Question

If $$k > 1$$, and the determinant of the matrix $$A^2$$, where $$A = \begin{bmatrix}k&k\alpha&\alpha\\ 0&\alpha&k\alpha\\ 0&0&k\end{bmatrix}$$, is $$k^2$$ then $$|\alpha|=$$
A
$$\frac{1}{k^2}$$
B
$$k$$
C
$$k^2$$
D
$$\frac{1}{k}$$

Answer

**step1** Understanding the problem statement

We are given a matrix $$A = \begin{bmatrix}k&k\alpha&\alpha\\ 0&\alpha&k\alpha\\ 0&0&k\end{bmatrix}$$ with the condition that $$k > 1$$. We are also provided with the information that the determinant of the matrix $$A^2$$ is equal to $$k^2$$. Our objective is to determine the absolute value of $$\alpha$$, which is denoted as $$|\alpha|$$.

**step2** Identifying the type of matrix and its determinant property

The matrix $$A$$ is an upper triangular matrix. This can be seen because all the elements below the main diagonal (the elements where the row index is greater than the column index) are zero. For any triangular matrix (either upper or lower), its determinant is simply the product of its diagonal entries. The main diagonal elements of matrix $$A$$ are $$k$$, $$\alpha$$, and $$k$$.

**step3** Calculating the determinant of A

Based on the property identified in Step 2, the determinant of A is calculated by multiplying its main diagonal elements:
$$det(A) = k \times \alpha \times k$$
Simplifying this product, we get:
$$det(A) = k^2\alpha$$

**step4** Applying the determinant property for matrix powers

A fundamental property of determinants states that for any square matrix $$A$$ and any positive integer $$n$$, the determinant of $$A^n$$ is equal to the determinant of $$A$$ raised to the power of $$n$$. In this specific case, for $$n=2$$, we have:
$$det(A^2) = (det(A))^2$$

**step5** Setting up the equation using the given information

We are given that $$det(A^2) = k^2$$.
From Step 4, we know that $$det(A^2) = (det(A))^2$$.
From Step 3, we found that $$det(A) = k^2\alpha$$.
Substituting these into the given condition, we form the equation:
$$(k^2\alpha)^2 = k^2$$

**step6** Solving the equation for alpha squared

First, expand the left side of the equation:
$$(k^2)^2 \alpha^2 = k^2$$
$$k^4 \alpha^2 = k^2$$
We are given that $$k > 1$$. This implies that $$k$$ is a non-zero number, and therefore $$k^2$$ is also non-zero.
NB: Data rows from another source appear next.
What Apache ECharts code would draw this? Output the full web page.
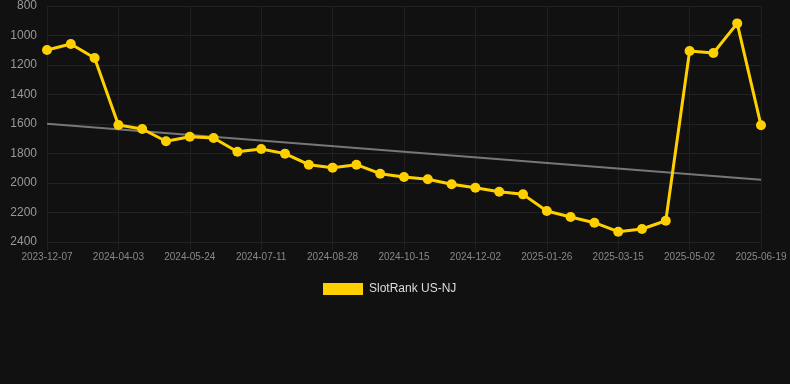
<!DOCTYPE html>
<html>
<head>
<meta charset="utf-8">
<script src="https://cdn.jsdelivr.net/npm/echarts@6/dist/echarts.min.js"></script>
<style>
html,body{margin:0;padding:0;background:#111111;}
#chart{width:790px;height:384px;}
</style>
</head>
<body>
<div id="chart"></div>
<script>
var categories = [
  '2023-12-07','2024-01-15','2024-02-24','2024-04-03','2024-04-20','2024-05-07',
  '2024-05-24','2024-06-09','2024-06-25','2024-07-11','2024-07-27','2024-08-12',
  '2024-08-28','2024-09-13','2024-09-29','2024-10-15','2024-10-31','2024-11-16',
  '2024-12-02','2024-12-20','2025-01-07','2025-01-26','2025-02-11','2025-02-27',
  '2025-03-15','2025-03-31','2025-04-16','2025-05-02','2025-05-18','2025-06-03',
  '2025-06-19'
];
var rankValues = [
  1098, 1058, 1153, 1607, 1634, 1717, 1686, 1695, 1788, 1769, 1801,
  1876, 1896, 1876, 1937, 1959, 1975, 2009, 2032, 2059, 2077,
  2190, 2231, 2269, 2330, 2312, 2256, 1105, 1119, 918, 1609
];
var trendStart = 1598;
var trendEnd = 1978;
var yTicks = [800, 1000, 1200, 1400, 1600, 1800, 2000, 2200, 2400];
var seriesName = 'SlotRank US-NJ';

var trendData = categories.map(function (c, i) {
  if (i === 0) return trendStart;
  if (i === categories.length - 1) return trendEnd;
  return null;
});

var chart = echarts.init(document.getElementById('chart'), null, {renderer: 'canvas'});
chart.setOption({
  backgroundColor: '#111111',
  animation: false,
  grid: {left: 47, right: 29, top: 6, bottom: 142, containLabel: false},
  legend: {
    data: [{name: seriesName, icon: 'rect'}],
    top: 278,
    left: 318,
    itemWidth: 40,
    itemHeight: 12,
    itemGap: 10,
    textStyle: {color: '#dddddd', fontSize: 12, padding: [0, 0, 0, 1], fontFamily: 'Liberation Sans, Arial, sans-serif'}
  },
  xAxis: {
    type: 'category',
    data: categories,
    boundaryGap: false,
    axisLine: {show: false},
    axisTick: {show: true, interval: 2, length: 8, lineStyle: {color: '#1f1f1f'}},
    splitLine: {show: true, interval: 2, lineStyle: {color: '#1f1f1f', width: 1}},
    axisLabel: {interval: 2, color: '#888888', fontSize: 10, margin: 10, fontFamily: 'Liberation Sans, Arial, sans-serif'}
  },
  yAxis: {
    type: 'value',
    inverse: true,
    min: yTicks[0],
    max: yTicks[yTicks.length - 1],
    interval: 200,
    axisLine: {show: false},
    axisTick: {show: false},
    splitLine: {show: true, lineStyle: {color: '#222222', width: 1}},
    axisLabel: {color: '#999999', fontSize: 12, margin: 10, formatter: function (v) { return String(v); }, fontFamily: 'Liberation Sans, Arial, sans-serif'}
  },
  series: [
    {
      name: 'trend',
      type: 'line',
      data: trendData,
      connectNulls: true,
      showSymbol: false,
      symbol: 'none',
      lineStyle: {color: '#777777', width: 2},
      silent: true,
      z: 1
    },
    {
      name: seriesName,
      type: 'line',
      data: rankValues,
      symbol: 'circle',
      symbolSize: 10,
      itemStyle: {color: '#FFD000'},
      lineStyle: {color: '#FFD000', width: 3},
      z: 2
    }
  ]
});
</script>
</body>
</html>
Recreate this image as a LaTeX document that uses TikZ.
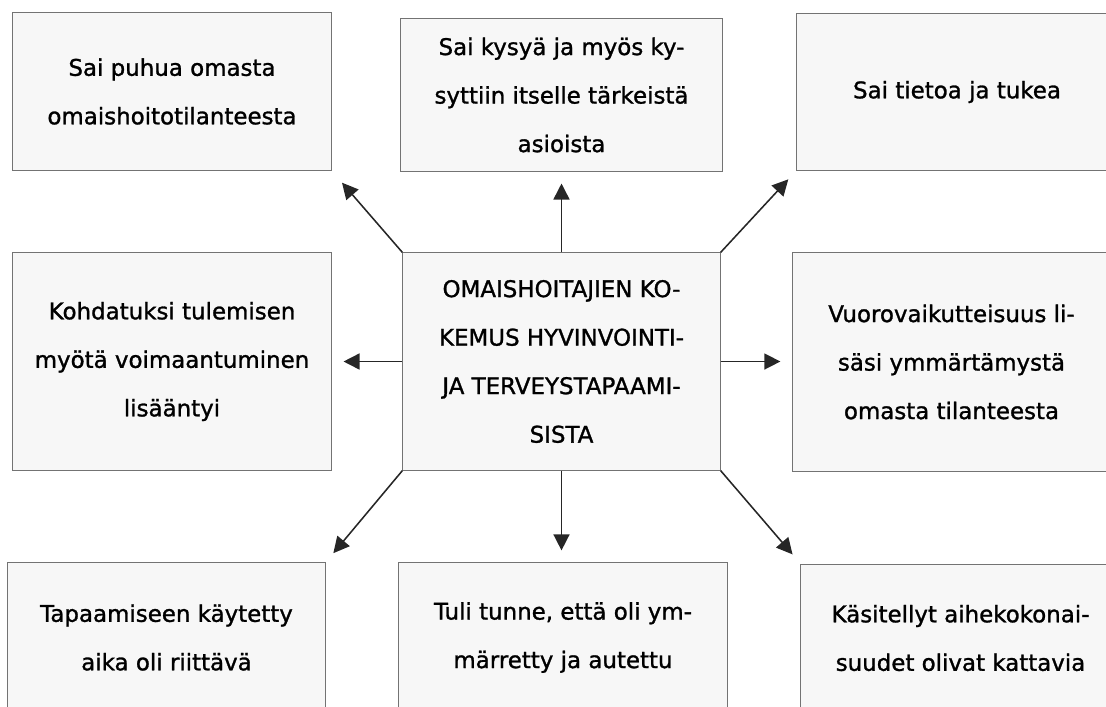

This allows us to divide both sides of the equation by $$k^2$$:
$$\frac{k^4 \alpha^2}{k^2} = \frac{k^2}{k^2}$$
$$k^2 \alpha^2 = 1$$
To isolate $$\alpha^2$$, we divide both sides by $$k^2$$:
$$\alpha^2 = \frac{1}{k^2}$$

**step7** Finding the absolute value of alpha

We need to find the value of $$|\alpha|$$. To do this, we take the square root of both sides of the equation from Step 6:
$$\sqrt{\alpha^2} = \sqrt{\frac{1}{k^2}}$$
The square root of $$\alpha^2$$ is $$|\alpha|$$. The square root of a fraction is the square root of the numerator divided by the square root of the denominator:
$$|\alpha| = \frac{\sqrt{1}}{\sqrt{k^2}}$$
$$|\alpha| = \frac{1}{|k|}$$
Since it is given that $$k > 1$$, $$k$$ is a positive number. Therefore, the absolute value of $$k$$, $$|k|$$, is simply $$k$$.
So, we can conclude that:
$$|\alpha| = \frac{1}{k}$$

**step8** Comparing the result with the given options

The calculated value for $$|\alpha|$$ is $$\frac{1}{k}$$. This result matches option D among the choices provided.